С середины 80-х годов, с появлением «Пожара» Распутина и «Печального детектива» Астафьева (1986) критики заговорили о том, что «деревенщики» сами же беспощадно отнеслись к народу (особенно Астафьев): «… когда появился “Печальный детектив” В. Астафьева, оказалось, что от романтизации народа до его столь же тотальной недифференцированной деромантизации — один шаг» (15, 69). Обескураженные жесткой правдой писателя, критики полагали, что «… Астафьев выносит на суд даже само чувство жалости, якобы присущее русской душе, загадку русского характера — те черты и свойства народа, которые были воспеваемы в стихах и прозе, — и пересматривает их, делает им переоценку… Под острие критики попадают не какие-то социальные слои и образования, а все общество в целом, и народ у Астафьева не делится на городских и деревенских, он один народ» (16, 224). Путь В.П.Астафьева после «Печального детектива» требует особого разговора (отчасти мы его уже вели). Но несмотря даже и на грубый астафьевский «спрос с народа», он не смог (в силу таланта) «вынуть из себя» умение живо видеть народ. Да, в «Печальном детективе» явно осмысливалась та самая «сила разрушающая», которая есть в народе, рассматривалась как проблема «лада и разлада» нем. Но писатель все же сохранял положительные аспекты в разговоре о народе, что и было поставлено ему в вину: мол, все моральные авторские интенции и «душевные слова» кажутся «в лучшем случае декламацией» (17, 80). «Декламацией» потому, что выглядят неубедительно на фоне главной астафьевской мысли, что человек в наиболее стабильное советское время (70-80-е годы) превратился в «сытого хама»: «Хоть сам-то Астафьев ссылается на Ницше и Достоевского, полагая, что они еще столетие назад “почти достали до гнилой утробы человека”, однако, по его мнению, смещение нравственных критериев произошло именно в то время, которое официально называлось “развитым социализмом”» (17, 79). Критики видели «правду» только в том, что во всех чудовищных злодеяниях, данных писателем (изнасилована четырьмя парнями старая женщина Граня, другой герой «заколол мимоходом трех человек», следующий, пьяный, покатался на самосвале так лихо, что убил при этом молодую мать с ребенком и т. д.) потрясает «бескорыстие содеянного» зла (все ужасы действительности происходят как-то уж слишком буднично, «просто так», «ни для чего»).

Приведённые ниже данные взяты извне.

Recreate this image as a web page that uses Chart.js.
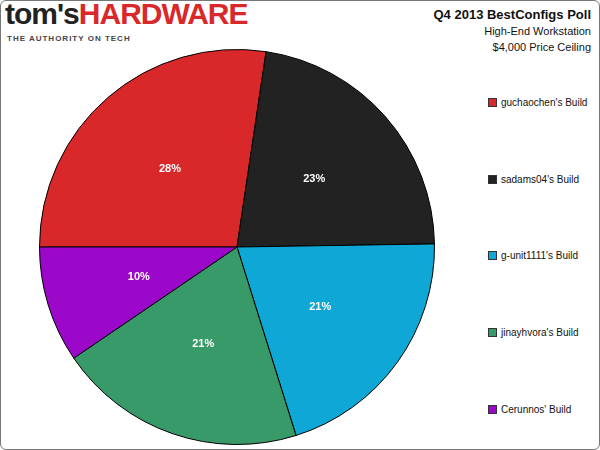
<!DOCTYPE html>
<html><head><meta charset="utf-8">
<script src="https://cdn.jsdelivr.net/npm/chart.js@4"></script>
<style>
body{margin:0;background:#fff;font-family:Arial,"Liberation Sans",sans-serif}
#frame{position:absolute;left:0;top:0;width:598px;height:448px;border:1px solid #777;border-radius:6px;overflow:hidden}
#logo{position:absolute;left:4px;top:-4px;font-size:30px;font-weight:bold;letter-spacing:-1px}
#logo .a{color:#222}#logo .b{color:#d9282a}
#tag{position:absolute;left:6px;top:33px;font-size:8px;font-weight:bold;color:#444;letter-spacing:1px}
#title{position:absolute;right:8px;top:6px;text-align:right;font-size:11px;line-height:16px;color:#111}
#title b{font-size:13px}
#chartBox{position:absolute;left:30px;top:40px;width:412px;height:412px}
.leg{position:absolute;left:487px;font-size:10px;color:#111}
.leg span{display:inline-block;width:7px;height:7px;margin-right:4px;border:1px solid #333;vertical-align:-1px}
</style></head><body>
<div id="frame">
<div id="logo"><span class="a">tom's</span><span class="b">HARDWARE</span></div>
<div id="tag">THE AUTHORITY ON TECH</div>
<div id="title"><b>Q4 2013 BestConfigs Poll</b><br>High-End Workstation<br>$4,000 Price Ceiling</div>
<div id="chartBox"><canvas id="pie"></canvas></div>
</div>
<script>
// données (pourcentages)
const builds = ["guchaochen's Build", "sadams04's Build", "g-unit1111's Build", "jinayhvora's Build", "Cerunnos' Build"];
const votes = [27.6, 22.6, 20.6, 20.5, 9.6];
const colors = ['#d9282a', '#222222', '#0ea7d6', '#389a68', '#9b08c9'];
const legendY = [96, 173, 249, 326, 403];

builds.forEach((b, i) => {
    const d = document.createElement('div');
    d.className = 'leg';
    d.style.top = legendY[i] + 'px';
    d.innerHTML = `<span style="background:${colors[i]}"></span>${b}`;
    document.getElementById('frame').appendChild(d);
});

const pctLabels = {
    id: 'pctLabels',
    afterDatasetsDraw(chart) {
        const ctx = chart.ctx;
        ctx.save();
        ctx.font = 'bold 11px Arial';
        ctx.fillStyle = '#fff';
        ctx.textAlign = 'center';
        ctx.textBaseline = 'middle';
        chart.getDatasetMeta(0).data.forEach((arc, i) => {
            const mid = (arc.startAngle + arc.endAngle) / 2;
            const r = arc.outerRadius * 0.52;
            ctx.fillText(Math.round(votes[i]) + '%', arc.x + Math.cos(mid) * r, arc.y + Math.sin(mid) * r);
        });
        ctx.restore();
    }
};

new Chart(document.getElementById('pie'), {
    type: 'pie',
    data: { labels: builds, datasets: [{ data: votes, backgroundColor: colors, borderColor: '#000', borderWidth: 1 }] },
    options: {
        responsive: true, maintainAspectRatio: false, animation: false,
        rotation: -90,
        layout: { padding: 8 },
        plugins: { legend: { display: false }, tooltip: { enabled: false } }
    },
    plugins: [pctLabels]
});
</script>
</body></html>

Собственно эта проблема — проблема меры — стояла и стоит перед всеми писателями, не боящимися и в «условиях модерна» писать о народной жизни. Унизить народ не так уж трудно (горенштейновскую Авдотьюшку с кошелочкой не долго и искать придется), как не трудно писателю нарочито его возвысить. Наши лучшие почвенные писатели нашли ту меру понимания народа, и ту меру любви своего героя, что вопрос об обвинениях русскими писателями своего народа мы можем обойти вниманием. Существенное расхождение модернистского и почвенного современного сознания во взгляде на народ связано с тем, что первый вообще не допускает никакого идеального народного пространства, следовательно, не видит необходимости обращаться к народным нравственным идеалам или бытовому укладу. Для модерниста все это осталось в прошлом — литература деревенщиков для них утопична; крестьянская Атлантида не просто не нужна сейчас, но никогда не существовала в реальности (она — внеисторична). Типично для модерниста отношение, например, к книге В.И.Белова «Лад»: «По жанру “Лад” — это утопия. <…> Дело в том, что в “Ладе” незаметно как-то произошел жанровый сбой: утопия выдается за идиллию. То, что составляло идеальную, лелеемую в мечтах “модель” крестьянской Вселенной, выглядит у Белова как реально существовавшая повседневность, как норма, которой следовали все и вся» (17, 56). Мы видим, что для модерниста идеал и идеализм не входят в представление о реальности народной жизни — ни в качестве бытовой народной эстетики, ни в качестве трудовой и нравственной нормы (о чем и писал Белов). Идеал не может быть повседневностью, но может считаться нормой (ведь норма состоит не только из материальной составляющей, но сама в себе содержит и высокую идеальную память о должном).